Answer： Local Minima at $x=1, x=-1$. Value $f(1)=6$, $f(-1)=6$. Local Maximum at $x=0$. Value $f(0)=7$. Explain This is a question about finding the lowest and highest points on a wiggly graph without using super complicated math! I can think about simplifying the problem by making a substitution and then finding the vertex of a parabola. . The solving step is: First, I looked at the function $f(x)=x^{4}-2 x^{2}+7$. I noticed that it only has $x^4$ and $x^2$ in it, which means it's symmetrical! If I put in $x$ or $-x$, I'll get the same answer. 1. **Let's make it simpler!** I thought, "What if I just focus on $x^2$?" So, I let $y = x^2$. This means our function turns into something easier: $g(y) = y^2 - 2y + 7$. Wow, that's just a parabola! 2. **Find the lowest point of the parabola.** I remember from school that a parabola like $y^2 - 2y + 7$ (which opens upwards because the number in front of $y^2$ is positive) has its lowest point at a special spot called the vertex.

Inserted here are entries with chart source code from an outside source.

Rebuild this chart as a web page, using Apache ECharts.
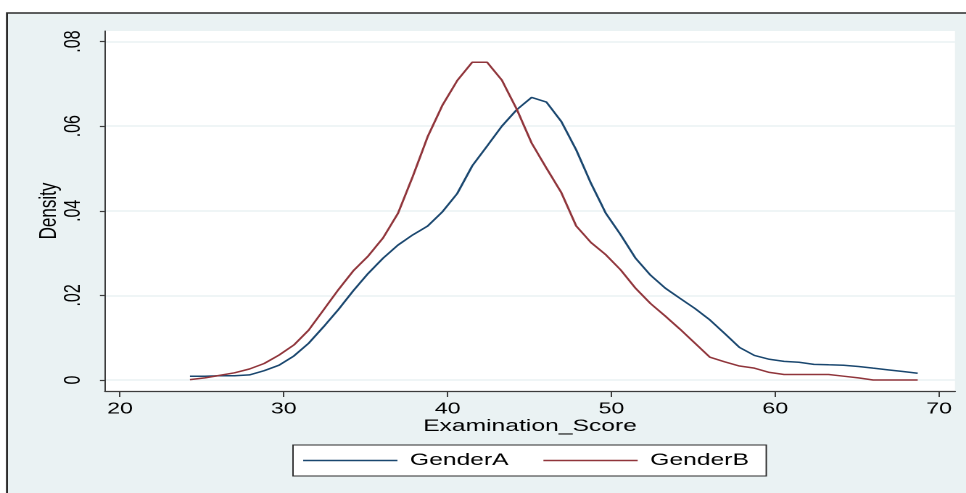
<!DOCTYPE html>
<html>
<head>
<meta charset="utf-8">
<title>Examination score density</title>
<script src="https://cdn.jsdelivr.net/npm/echarts@6.0.0/dist/echarts.min.js"></script>
<style>
  html, body { margin: 0; padding: 0; background: #fff; overflow: hidden; }
  /* the original graph is stretched sideways, so the chart is drawn narrow and widened */
  #chart { width: 666px; height: 493px; transform: scaleX(1.4505); transform-origin: 0 0; }
</style>
</head>
<body>
<div id="chart"></div>
<script>
// kdensity evaluation points (Examination_Score)
const scorePoints = [
  24.27, 25.18, 26.08, 26.99, 27.90, 28.80, 29.71, 30.62, 31.52, 32.43,
  33.34, 34.24, 35.15, 36.06, 36.97, 37.87, 38.78, 39.69, 40.59, 41.50,
  42.41, 43.31, 44.22, 45.13, 46.03, 46.94, 47.85, 48.75, 49.66, 50.57,
  51.47, 52.38, 53.29, 54.19, 55.10, 56.01, 56.91, 57.82, 58.73, 59.64,
  60.54, 61.45, 62.36, 63.26, 64.17, 65.08, 65.98, 66.89, 67.80, 68.70
];
// density, GenderA
const genderA = [
  0.0009, 0.0009, 0.0010, 0.0010, 0.0012, 0.0022, 0.0035, 0.0057, 0.0087, 0.0126,
  0.0167, 0.0211, 0.0252, 0.0288, 0.0319, 0.0343, 0.0364, 0.0398, 0.0441, 0.0506,
  0.0553, 0.0600, 0.0639, 0.0668, 0.0657, 0.0611, 0.0544, 0.0465, 0.0394, 0.0343,
  0.0288, 0.0248, 0.0217, 0.0193, 0.0169, 0.0142, 0.0110, 0.0077, 0.0058, 0.0049,
  0.0044, 0.0042, 0.0037, 0.0036, 0.0035, 0.0032, 0.0028, 0.0024, 0.0020, 0.0016
];
// density, GenderB
const genderB = [
  0.0001, 0.0005, 0.0011, 0.0017, 0.0026, 0.0039, 0.0059, 0.0083, 0.0118, 0.0166,
  0.0214, 0.0258, 0.0293, 0.0336, 0.0394, 0.0481, 0.0575, 0.0650, 0.0708, 0.0751,
  0.0751, 0.0709, 0.0640, 0.0560, 0.0501, 0.0443, 0.0364, 0.0325, 0.0296, 0.0260,
  0.0217, 0.0181, 0.0151, 0.0120, 0.0087, 0.0054, 0.0043, 0.0033, 0.0028, 0.0018,
  0.0013, 0.0013, 0.0013, 0.0013, 0.0009, 0.0005, 0.0000, 0.0000, 0.0000, 0.0000
];
const xTicks = [20, 30, 40, 50, 60, 70];
const yTicks = [0, 0.02, 0.04, 0.06, 0.08];

const FONT = 'Liberation Sans, Arial, Helvetica, sans-serif';
const NAVY = '#1a476f';
const MAROON = '#90353b';
const BLUISH = '#eaf2f3';
const AXIS = '#3c3c3c';

const chart = echarts.init(document.getElementById('chart'), null, { renderer: 'canvas', devicePixelRatio: 2 });

// Stata style labels: .02 instead of 0.02
function stataNum(v) {
    if (v === 0) return '0';
    return String(Math.round(v * 100) / 100).replace(/^0\./, '.');
}

const option = {
    animation: false,
    graphic: [{
        type: 'rect',
        z: -10,
        silent: true,
        shape: { x: 4.8, y: 13, width: 700, height: 520 },
        style: { fill: BLUISH, stroke: '#2b2b2b', lineWidth: 1.4 }
    }],
    grid: {
        left: 72.4,
        right: 7.6,
        top: 31,
        bottom: 102,
        show: true,
        backgroundColor: '#fff',
        borderWidth: 0
    },
    legend: {
        data: ['GenderA', 'GenderB'],
        left: 202,
        top: 445,
        orient: 'horizontal',
        icon: 'rect',
        itemWidth: 65,
        itemHeight: 1.4,
        itemGap: 24,
        padding: [7, 12, 7, 7],
        backgroundColor: '#fff',
        borderColor: '#2b2b2b',
        borderWidth: 1,
        borderRadius: 0,
        textStyle: { fontFamily: FONT, fontSize: 17, color: '#000', padding: [0, 0, 0, 3.6] }
    },
    xAxis: {
        type: 'value',
        min: 19.084,
        max: 70.977,
        name: 'Examination_Score',
        nameLocation: 'middle',
        nameGap: 27,
        nameMoveOverlap: false,
        nameTextStyle: { fontFamily: FONT, fontSize: 17, color: '#000' },
        axisLine: { show: true, onZero: false, lineStyle: { color: AXIS, width: 1.3 } },
        axisTick: { show: true, length: 6, customValues: xTicks, lineStyle: { color: AXIS, width: 1 } },
        axisLabel: { customValues: xTicks, margin: 10, fontFamily: FONT, fontSize: 16, color: '#000' },
        splitLine: { show: false }
    },
    yAxis: {
        type: 'value',
        min: -0.0026,
        max: 0.0825,
        name: 'Density',
        nameLocation: 'middle',
        nameGap: 30,
        nameMoveOverlap: false,
        nameTextStyle: { fontFamily: FONT, fontSize: 17, color: '#000' },
        axisLine: { show: true, onZero: false, lineStyle: { color: AXIS, width: 1 } },
        axisTick: { show: true, length: 3.5, customValues: yTicks, lineStyle: { color: AXIS, width: 1.2 } },
        axisLabel: {
            customValues: yTicks,
            rotate: 90,
            margin: 14,
            fontFamily: FONT,
            fontSize: 16,
            color: '#000',
            formatter: stataNum
        },
        splitLine: { show: true, lineStyle: { color: BLUISH, width: 1.6 } }
    },
    series: [
        {
            name: 'GenderA',
            type: 'line',
            data: scorePoints.map((x, i) => [x, genderA[i]]),
            showSymbol: false,
            symbol: 'none',
            smooth: false,
            color: NAVY,
            lineStyle: { color: NAVY, width: 1.5 }
        },
        {
            name: 'GenderB',
            type: 'line',
            data: scorePoints.map((x, i) => [x, genderB[i]]),
            showSymbol: false,
            symbol: 'none',
            smooth: false,
            color: MAROON,
            lineStyle: { color: MAROON, width: 1.5 }
        }
    ]
};

chart.setOption(option);
</script>
</body>
</html>
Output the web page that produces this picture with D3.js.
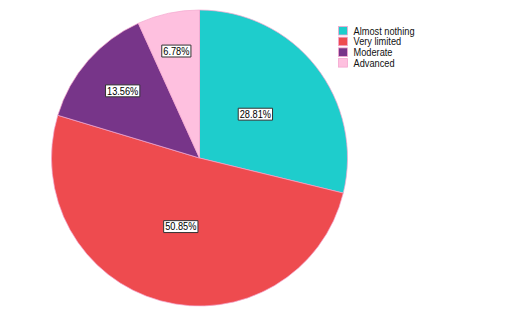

We can find the $y$-value of the vertex using a cool trick: $y = -b/(2a)$. Here, $a=1$ and $b=-2$. So, $y = -(-2)/(2*1) = 2/2 = 1$. 3. **Go back to x!** Since we found $y=1$ is the lowest point for the parabola, we need to find what $x$ values make $x^2 = 1$. That means $x$ can be $1$ or $-1$. * Let's see what $f(x)$ is at these points: * If $x=1$, $f(1) = (1)^4 - 2(1)^2 + 7 = 1 - 2 + 7 = 6$. * If $x=-1$, $f(-1) = (-1)^4 - 2(-1)^2 + 7 = 1 - 2 + 7 = 6$. Since $y=1$ was the *minimum* for our parabola $g(y)$, these points $(1,6)$ and $(-1,6)$ are also local minima for our original function $f(x)$. 4. **What about other points?** Remember, $y = x^2$, so $y$ can never be a negative number. The smallest $y$ can be is $0$ (when $x=0$). * Let's check $x=0$. When $x=0$, $y=0$. * $f(0) = (0)^4 - 2(0)^2 + 7 = 7$. * Now, let's think about our parabola $g(y) = y^2 - 2y + 7$. Its lowest point was at $y=1$ (where $g(1)=6$). As $y$ gets smaller than $1$ (but stays positive, like $y=0$), the value of $g(y)$ starts going up. Since $g(0)=7$ and $g(1)=6$, and $y$ can't go below $0$, the point where $x=0$ (which means $y=0$) is actually a local maximum because the graph goes up to 7 and then comes back down to 6. So, we found the lowest points (local minima) are at $x=1$ and $x=-1$, where $f(x)=6$. And there's a highest point in between them (a local maximum) at $x=0$, where $f(x)=7$.